In the United States, N. aberrans is primarily an economic problem on sugar beet, but the pathogen can also affect numerous other hosts such as carrot, pea, lettuce, tomato, and species in the mustard (broccoli, cabbage, rutabaga, radish, and turnip), and cucurbit (pumpkin, cucumber) families. Fortunately, most field crops grown in the central high plains under irrigation other than sugar beet are not susceptible, including potatoes, corn, dry beans, sunflower, alfalfa, wheat and barley. Because of the broad host range, the disease can also be problematic for city residents with backyard gardens, particularly with root vegetables like beets, turnips, radishes and carrots.

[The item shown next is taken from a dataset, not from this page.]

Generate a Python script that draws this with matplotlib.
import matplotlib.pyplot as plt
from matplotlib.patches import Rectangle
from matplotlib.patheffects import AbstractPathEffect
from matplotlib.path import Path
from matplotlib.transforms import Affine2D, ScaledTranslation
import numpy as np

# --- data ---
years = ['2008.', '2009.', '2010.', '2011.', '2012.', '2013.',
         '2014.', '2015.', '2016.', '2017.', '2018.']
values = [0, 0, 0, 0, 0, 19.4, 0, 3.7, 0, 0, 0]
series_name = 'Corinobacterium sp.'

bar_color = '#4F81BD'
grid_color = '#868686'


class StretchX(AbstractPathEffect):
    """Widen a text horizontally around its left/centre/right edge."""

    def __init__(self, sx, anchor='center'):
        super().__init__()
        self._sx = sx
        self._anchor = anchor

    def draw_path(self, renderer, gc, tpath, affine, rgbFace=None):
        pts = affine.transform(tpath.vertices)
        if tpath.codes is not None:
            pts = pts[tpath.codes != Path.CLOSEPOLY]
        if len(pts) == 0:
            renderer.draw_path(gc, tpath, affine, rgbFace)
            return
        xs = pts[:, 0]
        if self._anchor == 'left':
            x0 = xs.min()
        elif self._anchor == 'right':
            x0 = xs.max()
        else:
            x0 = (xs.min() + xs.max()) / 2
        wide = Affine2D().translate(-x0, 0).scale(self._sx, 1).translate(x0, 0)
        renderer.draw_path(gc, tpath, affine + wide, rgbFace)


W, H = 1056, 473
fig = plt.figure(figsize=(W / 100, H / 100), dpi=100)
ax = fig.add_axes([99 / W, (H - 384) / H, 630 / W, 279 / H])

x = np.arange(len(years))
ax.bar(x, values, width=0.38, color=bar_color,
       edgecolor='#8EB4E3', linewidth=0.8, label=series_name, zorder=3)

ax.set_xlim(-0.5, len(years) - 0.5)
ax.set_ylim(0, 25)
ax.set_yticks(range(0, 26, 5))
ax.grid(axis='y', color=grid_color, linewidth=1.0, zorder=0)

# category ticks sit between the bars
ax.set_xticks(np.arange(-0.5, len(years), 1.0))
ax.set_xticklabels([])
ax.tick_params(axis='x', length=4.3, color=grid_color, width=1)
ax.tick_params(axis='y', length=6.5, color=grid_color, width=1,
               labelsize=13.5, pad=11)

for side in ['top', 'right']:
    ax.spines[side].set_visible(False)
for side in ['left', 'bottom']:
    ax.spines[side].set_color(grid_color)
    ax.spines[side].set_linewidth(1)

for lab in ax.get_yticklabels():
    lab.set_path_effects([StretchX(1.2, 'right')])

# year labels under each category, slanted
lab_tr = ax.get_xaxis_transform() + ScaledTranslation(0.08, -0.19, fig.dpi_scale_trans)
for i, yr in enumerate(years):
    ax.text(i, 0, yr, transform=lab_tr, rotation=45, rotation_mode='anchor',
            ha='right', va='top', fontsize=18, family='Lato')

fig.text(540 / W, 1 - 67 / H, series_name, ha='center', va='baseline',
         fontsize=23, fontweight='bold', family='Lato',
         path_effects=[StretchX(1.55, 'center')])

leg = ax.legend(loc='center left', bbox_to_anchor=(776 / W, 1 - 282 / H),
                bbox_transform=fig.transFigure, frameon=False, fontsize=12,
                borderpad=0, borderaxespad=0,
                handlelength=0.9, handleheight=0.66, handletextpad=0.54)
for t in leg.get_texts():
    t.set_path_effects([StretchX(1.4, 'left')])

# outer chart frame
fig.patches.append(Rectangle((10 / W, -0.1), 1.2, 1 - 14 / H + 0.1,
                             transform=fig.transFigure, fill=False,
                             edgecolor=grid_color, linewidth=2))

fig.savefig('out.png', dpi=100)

The most commonly observed non-economic hosts for the nematode in western Nebraska were determined to be three species of cacti, including two species of the prickly pear, and the spiny star cactus. All of these species are native to this region and other locations throughout western North America. Colonies isolated from cacti and sugar beet resulted in reciprocal infections and the morphology and reproduction of the colonies were identical. The false root-knot nematode has also found commonly infecting native weed species within fields including various mustards, common lambsquarters, and Kochia, in addition to the introduced species common purslane, puncturevine, and Russian thistle.

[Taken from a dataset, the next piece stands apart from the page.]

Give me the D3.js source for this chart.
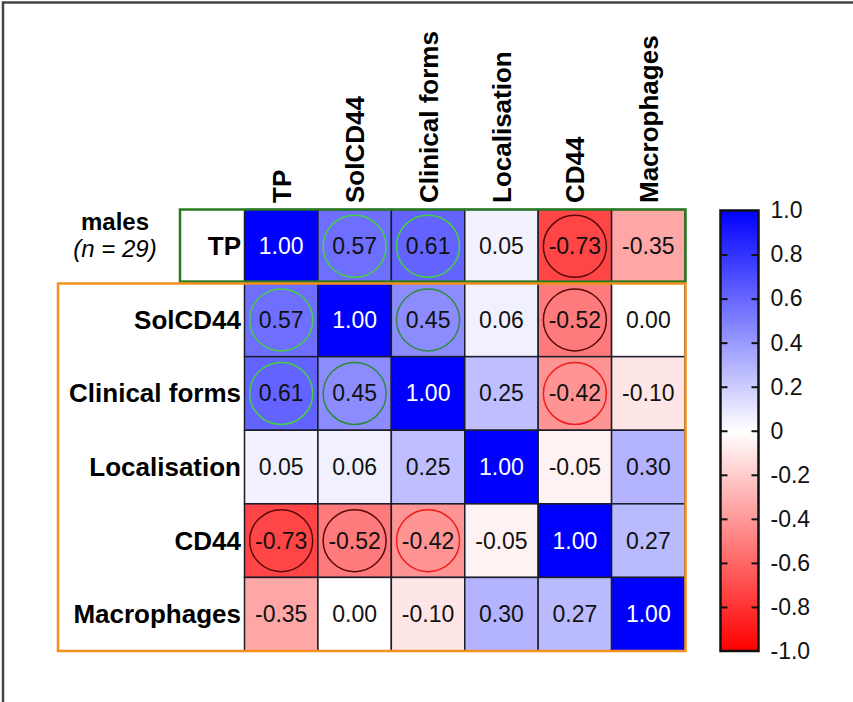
<!DOCTYPE html>
<html>
<head>
<meta charset="utf-8">
<script src="https://cdn.jsdelivr.net/npm/d3@7"></script>
<style>
  body { margin: 0; background: #fff; }
  svg { display: block; font-family: "Liberation Sans", Arial, sans-serif; }
</style>
</head>
<body>
<script>
const width = 853;
const height = 702;

const variables = ["TP", "SolCD44", "Clinical forms", "Localisation", "CD44", "Macrophages"];

// correlation matrix, row by row
const rowTP = [1.00, 0.57, 0.61, 0.05, -0.73, -0.35];
const rowSolCD44 = [0.57, 1.00, 0.45, 0.06, -0.52, 0.00];
const rowClinical = [0.61, 0.45, 1.00, 0.25, -0.42, -0.10];
const rowLocalisation = [0.05, 0.06, 0.25, 1.00, -0.05, 0.30];
const rowCD44 = [-0.73, -0.52, -0.42, -0.05, 1.00, 0.27];
const rowMacrophages = [-0.35, 0.00, -0.10, 0.30, 0.27, 1.00];
const matrix = [rowTP, rowSolCD44, rowClinical, rowLocalisation, rowCD44, rowMacrophages];

// circled cells: [row, col, ring colour]
const rings = [
  [0, 1, "#44d044"], [0, 2, "#44d044"], [0, 4, "#5a0a0a"],
  [1, 0, "#44d044"], [1, 2, "#2f8a3a"], [1, 4, "#5a0a0a"],
  [2, 0, "#44d044"], [2, 1, "#2f8a3a"], [2, 4, "#ee1c1c"],
  [4, 0, "#5a0a0a"], [4, 1, "#5a0a0a"], [4, 2, "#ee1c1c"]
];

const legendTicks = [1.0, 0.8, 0.6, 0.4, 0.2, 0, -0.2, -0.4, -0.6, -0.8, -1.0];
const legendLabels = ["1.0", "0.8", "0.6", "0.4", "0.2", "0", "-0.2", "-0.4", "-0.6", "-0.8", "-1.0"];

const svg = d3.select("body").append("svg")
  .attr("width", width)
  .attr("height", height);

// page frame (top + left edges)
svg.append("path")
  .attr("d", `M3,${height} L3,2.5 L${width},2.5`)
  .attr("fill", "none")
  .attr("stroke", "#444")
  .attr("stroke-width", 2.5);

const x = d3.scaleBand().domain(d3.range(6)).range([244.5, 685]);
const y = d3.scaleBand().domain(d3.range(6)).range([209.5, 651]);

const color = d3.scaleLinear()
  .domain([-1, 0, 1])
  .range(["#ff0000", "#ffffff", "#0000ff"]);

const cells = [];
matrix.forEach((row, i) => row.forEach((v, j) => cells.push({ i, j, v })));

svg.append("g")
  .selectAll("rect")
  .data(cells)
  .join("rect")
  .attr("x", (d) => x(d.j))
  .attr("y", (d) => y(d.i))
  .attr("width", x.bandwidth())
  .attr("height", y.bandwidth())
  .attr("fill", (d) => color(d.v))
  .attr("stroke", "#1c1c2a")
  .attr("stroke-width", 1.5);

svg.append("g")
  .selectAll("ellipse")
  .data(rings)
  .join("ellipse")
  .attr("cx", (d) => x(d[1]) + x.bandwidth() / 2)
  .attr("cy", (d) => y(d[0]) + y.bandwidth() / 2)
  .attr("rx", 31.5)
  .attr("ry", 31)
  .attr("fill", "none")
  .attr("stroke", (d) => d[2])
  .attr("stroke-width", 1.5);

svg.append("g")
  .selectAll("text")
  .data(cells)
  .join("text")
  .attr("x", (d) => x(d.j) + x.bandwidth() / 2)
  .attr("y", (d) => y(d.i) + y.bandwidth() / 2 + 8)
  .attr("text-anchor", "middle")
  .attr("font-size", 23)
  .attr("fill", (d) => (d.v === 1 ? "#fff" : "#111"))
  .text((d) => d.v.toFixed(2));

// row labels
svg.append("g")
  .selectAll("text")
  .data(variables)
  .join("text")
  .attr("x", 241)
  .attr("y", (d, i) => y(i) + y.bandwidth() / 2 + 9)
  .attr("text-anchor", "end")
  .attr("font-size", 26)
  .attr("font-weight", "bold")
  .text((d) => d);

// column labels
svg.append("g")
  .selectAll("text")
  .data(variables)
  .join("text")
  .attr("transform", (d, i) => `translate(${x(i) + x.bandwidth() / 2 + 9.5},203) rotate(-90)`)
  .attr("font-size", 26)
  .attr("font-weight", "bold")
  .text((d) => d);

// group frames
svg.append("rect")
  .attr("x", 180).attr("y", 209.5)
  .attr("width", 505.5).attr("height", y.bandwidth() - 1.5)
  .attr("fill", "none")
  .attr("stroke", "#2a7a22")
  .attr("stroke-width", 2.5);

svg.append("rect")
  .attr("x", 58).attr("y", 283.5)
  .attr("width", 627.5).attr("height", 367.5)
  .attr("fill", "none")
  .attr("stroke", "#f39020")
  .attr("stroke-width", 2.5);

svg.append("text")
  .attr("x", 115).attr("y", 230)
  .attr("text-anchor", "middle")
  .attr("font-size", 24)
  .attr("font-weight", "bold")
  .text("males");

const nText = svg.append("text")
  .attr("x", 115).attr("y", 257)
  .attr("text-anchor", "middle")
  .attr("font-size", 24)
  .attr("font-style", "italic");
nText.append("tspan").text("(");
nText.append("tspan").text("n");
nText.append("tspan").text(" = 29)");

// colour bar
const barX = 720.5;
const barW = 38;
const c = d3.scaleLinear().domain([-1, 1]).range([651, 210.5]);

const grad = svg.append("defs").append("linearGradient")
  .attr("id", "grad")
  .attr("x1", 0).attr("y1", 1).attr("x2", 0).attr("y2", 0);
grad.selectAll("stop")
  .data([-1, 0, 1])
  .join("stop")
  .attr("offset", (d) => (d + 1) / 2)
  .attr("stop-color", (d) => color(d));

svg.append("rect")
  .attr("x", barX).attr("y", c(1))
  .attr("width", barW).attr("height", c(-1) - c(1))
  .attr("fill", "url(#grad)")
  .attr("stroke", "#111")
  .attr("stroke-width", 2.5);

const inner = legendTicks.slice(1, -1);

svg.append("g")
  .attr("transform", `translate(${barX},0)`)
  .call(d3.axisRight(c).tickValues(inner).tickSize(7).tickFormat(""))
  .call((g) => g.select(".domain").remove())
  .call((g) => g.selectAll("line").attr("stroke", "#111").attr("stroke-width", 2));

svg.append("g")
  .attr("transform", `translate(${barX + barW},0)`)
  .call(d3.axisLeft(c).tickValues(inner).tickSize(7).tickFormat(""))
  .call((g) => g.select(".domain").remove())
  .call((g) => g.selectAll("line").attr("stroke", "#111").attr("stroke-width", 2));

svg.append("g")
  .attr("transform", `translate(${barX + barW},0)`)
  .call(d3.axisRight(c).tickValues(legendTicks).tickSize(0).tickPadding(12)
    .tickFormat((d, i) => legendLabels[i]))
  .call((g) => g.select(".domain").remove())
  .call((g) => g.selectAll("text")
    .attr("font-size", 23)
    .attr("fill", "#111")
    .attr("font-family", "'Liberation Sans', Arial, sans-serif"));
</script>
</body>
</html>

The taxonomic history of N. aberrans has been very controversial. Although most nematologists today recognize two primary species, N. aberrans and N. dorsalis, it is now becoming increasingly evident that N. aberrans is in dire need of revision as its species differences are not fully resolved. However, at present, it is still generally accepted that the false root-knot nematode can be separated into at least three pathotypes or groups, based on different host preferences and DNA characteristics. These pathotypes include a strain from the highland Andean regions of Argentina, Bolivia, Chile, and Peru that attacks potatoes but not peppers. A bean strain from Mexico has also been observed that damages beans, tomatoes, and peppers, but not sugar beet or potato. Lastly, the sugar beet strain previously discussed has been well characterized biologically and documented from the Great Plains of the United States. It infects sugar beets and many common vegetable crops, but not potato.
The ability of the North American sugar beet pathotype of N. aberrans to parasitize introduced host species makes it unique when compared to the two pathotypes from Mexico and South America that infect primarily the New World solanaceous (potato, peppers, and tomato) and leguminaceous (bean) crops.

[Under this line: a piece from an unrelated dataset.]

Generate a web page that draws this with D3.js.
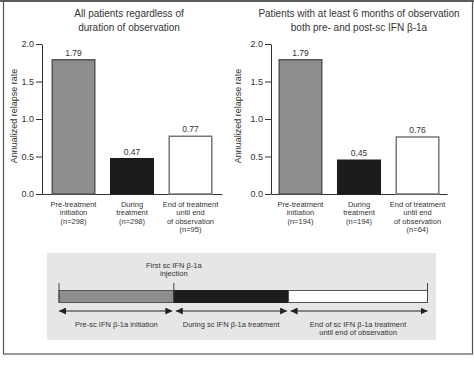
<!DOCTYPE html>
<html>
<head>
<meta charset="utf-8">
<script src="https://cdn.jsdelivr.net/npm/d3@7"></script>
<style>
  html, body { margin: 0; padding: 0; background: #fff; }
  svg { display: block; font-family: "Liberation Sans", Arial, Helvetica, sans-serif; }
</style>
</head>
<body>
<div id="chart"></div>
<script>
// ---- data ----
const categories = ["Pre-treatment initiation", "During treatment", "End of treatment until end of observation"];
const categoryLines = [["Pre-treatment", "initiation"], ["During", "treatment"], ["End of treatment", "until end", "of observation"]];
const leftValues = [1.79, 0.47, 0.77];
const leftN = [298, 298, 95];
const rightValues = [1.79, 0.45, 0.76];
const rightN = [194, 194, 64];
const leftTitle = ["All patients regardless of", "duration of observation"];
const rightTitle = ["Patients with at least 6 months of observation", "both pre- and post-sc IFN β-1a"];
const yTicks = [0, 0.5, 1.0, 1.5, 2.0];
const yLabel = "Annualized relapse rate";
const barColors = ["#8e8e8e", "#1c1c1c", "#ffffff"];
const barStrokes = ["#555555", "#1c1c1c", "#777777"];
// timeline phases (relative durations)
const phaseNames = ["Pre-sc IFN β-1a initiation", "During sc IFN β-1a treatment", "End of sc IFN β-1a treatment"];
const phaseLabelLines = [["Pre-sc IFN β-1a initiation"], ["During sc IFN β-1a treatment"], ["End of sc IFN β-1a treatment", "until end of observation"]];
const phaseDurations = [1, 1, 1.21];
const injectionLabel = ["First sc IFN β-1a", "injection"];

// ---- drawing ----
const W = 474, H = 367;
const svg = d3.select("#chart").append("svg").attr("width", W).attr("height", H);
const textColor = "#333";

// outer frame
svg.append("line").attr("x1", 0).attr("x2", W).attr("y1", 1).attr("y2", 1)
  .attr("stroke", "#666").attr("stroke-width", 2);
svg.append("rect").attr("x", 3.5).attr("y", 1).attr("width", 469).attr("height", 353)
  .attr("fill", "none").attr("stroke", "#555").attr("stroke-width", 1.2);

const y = d3.scaleLinear().domain([0, 2]).range([194, 44]);

function panel(cfg) {
  const g = svg.append("g");
  const x = d3.scaleBand().domain(categories).range(cfg.xRange)
    .paddingInner(0.273).paddingOuter(cfg.outer);

  // title
  cfg.title.forEach((t, i) => {
    g.append("text").attr("x", cfg.titleX).attr("y", 17 + i * 13.5)
      .attr("text-anchor", "middle").attr("font-size", 10).attr("fill", textColor).text(t);
  });

  // y axis
  const ya = g.append("g").attr("transform", `translate(${cfg.xRange[0]},0)`)
    .call(d3.axisLeft(y).tickValues(yTicks).tickFormat(d3.format(".1f")).tickSize(6).tickSizeOuter(0).tickPadding(2));
  ya.selectAll("path,line").attr("stroke", "#333");
  ya.selectAll("text").attr("font-size", 9).attr("fill", textColor).attr("font-family", null);

  // x axis line
  const xa = g.append("g").attr("transform", `translate(0,${y(0)})`)
    .call(d3.axisBottom(x).tickSize(0).tickSizeOuter(0).tickFormat(""));
  xa.selectAll("path").attr("stroke", "#333");

  // y label
  g.append("text").attr("transform", `translate(${cfg.yLabelX},${(y(0) + y(2)) / 2 - 3}) rotate(-90)`)
    .attr("text-anchor", "middle").attr("font-size", 9).attr("fill", textColor).text(yLabel);

  // bars
  g.selectAll("rect.bar").data(cfg.values).join("rect").attr("class", "bar")
    .attr("x", (d, i) => x(categories[i]))
    .attr("width", x.bandwidth())
    .attr("y", d => y(d))
    .attr("height", d => y(0) - y(d))
    .attr("fill", (d, i) => barColors[i])
    .attr("stroke", (d, i) => barStrokes[i])
    .attr("stroke-width", 1.5);

  // value labels
  g.selectAll("text.val").data(cfg.values).join("text").attr("class", "val")
    .attr("x", (d, i) => x(categories[i]) + x.bandwidth() / 2)
    .attr("y", d => y(d) - 4)
    .attr("text-anchor", "middle").attr("font-size", 8.5).attr("fill", textColor)
    .text(d => d3.format(".2f")(d));

  // category labels
  categories.forEach((c, i) => {
    const lines = categoryLines[i].concat([`(n=${cfg.n[i]})`]);
    lines.forEach((l, j) => {
      g.append("text").attr("x", x(c) + x.bandwidth() / 2).attr("y", 206.5 + j * 8.5)
        .attr("text-anchor", "middle").attr("font-size", 7.5).attr("fill", textColor).text(l);
    });
  });
}

panel({ xRange: [42, 222], outer: 0.175, values: leftValues, n: leftN, title: leftTitle, titleX: 129, yLabelX: 17 });
panel({ xRange: [271, 447], outer: 0.14, values: rightValues, n: rightN, title: rightTitle, titleX: 359, yLabelX: 241 });

// ---- timeline ----
svg.append("rect").attr("x", 47).attr("y", 253).attr("width", 389).attr("height", 87).attr("fill", "#e6e6e6");

const bounds = [0];
phaseDurations.forEach(d => bounds.push(bounds[bounds.length - 1] + d));
const tx = d3.scaleLinear().domain([0, bounds[bounds.length - 1]]).range([59, 427.5]);
const phaseFill = ["#8e8e8e", "#1c1c1c", "#ffffff"];

const defs = svg.append("defs");
defs.append("marker").attr("id", "ah").attr("viewBox", "0 0 10 10").attr("refX", 10).attr("refY", 5)
  .attr("markerWidth", 7).attr("markerHeight", 7).attr("markerUnits", "userSpaceOnUse")
  .attr("orient", "auto-start-reverse")
  .append("path").attr("d", "M0,0 L10,5 L0,10 Z").attr("fill", "#222");

phaseNames.forEach((p, i) => {
  svg.append("rect").attr("x", tx(bounds[i])).attr("y", 290.5)
    .attr("width", tx(bounds[i + 1]) - tx(bounds[i])).attr("height", 12)
    .attr("fill", phaseFill[i]).attr("stroke", i === 1 ? "#1c1c1c" : "#555").attr("stroke-width", 1);
  const x0 = tx(bounds[i]) + (i === 0 ? 0 : 2);
  const x1 = tx(bounds[i + 1]) - (i === 2 ? 0 : 1.5);
  svg.append("line").attr("x1", x0).attr("x2", x1).attr("y1", 311).attr("y2", 311)
    .attr("stroke", "#222").attr("stroke-width", 1)
    .attr("marker-start", "url(#ah)").attr("marker-end", "url(#ah)");
  const cx = (tx(bounds[i]) + tx(bounds[i + 1])) / 2;
  phaseLabelLines[i].forEach((l, j) => {
    svg.append("text").attr("x", cx).attr("y", 327 + j * 8.3)
      .attr("text-anchor", "middle").attr("font-size", 7.5).attr("fill", textColor).text(l);
  });
});

// vertical boundary ticks
[bounds[0], bounds[1], bounds[3]].forEach(b => {
  svg.append("line").attr("x1", tx(b)).attr("x2", tx(b)).attr("y1", 283).attr("y2", 302.5)
    .attr("stroke", "#444").attr("stroke-width", 1);
});

injectionLabel.forEach((l, j) => {
  svg.append("text").attr("x", tx(bounds[1])).attr("y", 268 + j * 8.3)
    .attr("text-anchor", "middle").attr("font-size", 7.5).attr("fill", textColor).text(l);
});
</script>
</body>
</html>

We can also conclude that the genus Nacobbus (false root-knot nematode) is clearly distinct from the various Meloidogyne species (root-knot nematodes) with which it has often been confused, and is also unquestionably endemic to the Americas. It has been demonstrated to occur in diverse climatic areas of the Western Hemisphere, but is absent from any other locale in the world. The documentation of the sugar beet strain of N. aberrans (formerly N. batatiformis) on native cacti from uncultivated rangeland in Scotts Bluff, Sioux, and Morrill counties of the Nebraska Panhandle in the 1950s, provided strong additional evidence that this nematode was indigenous to this region, but then adopted the sugar beet as its preferred host after it was introduced into North America.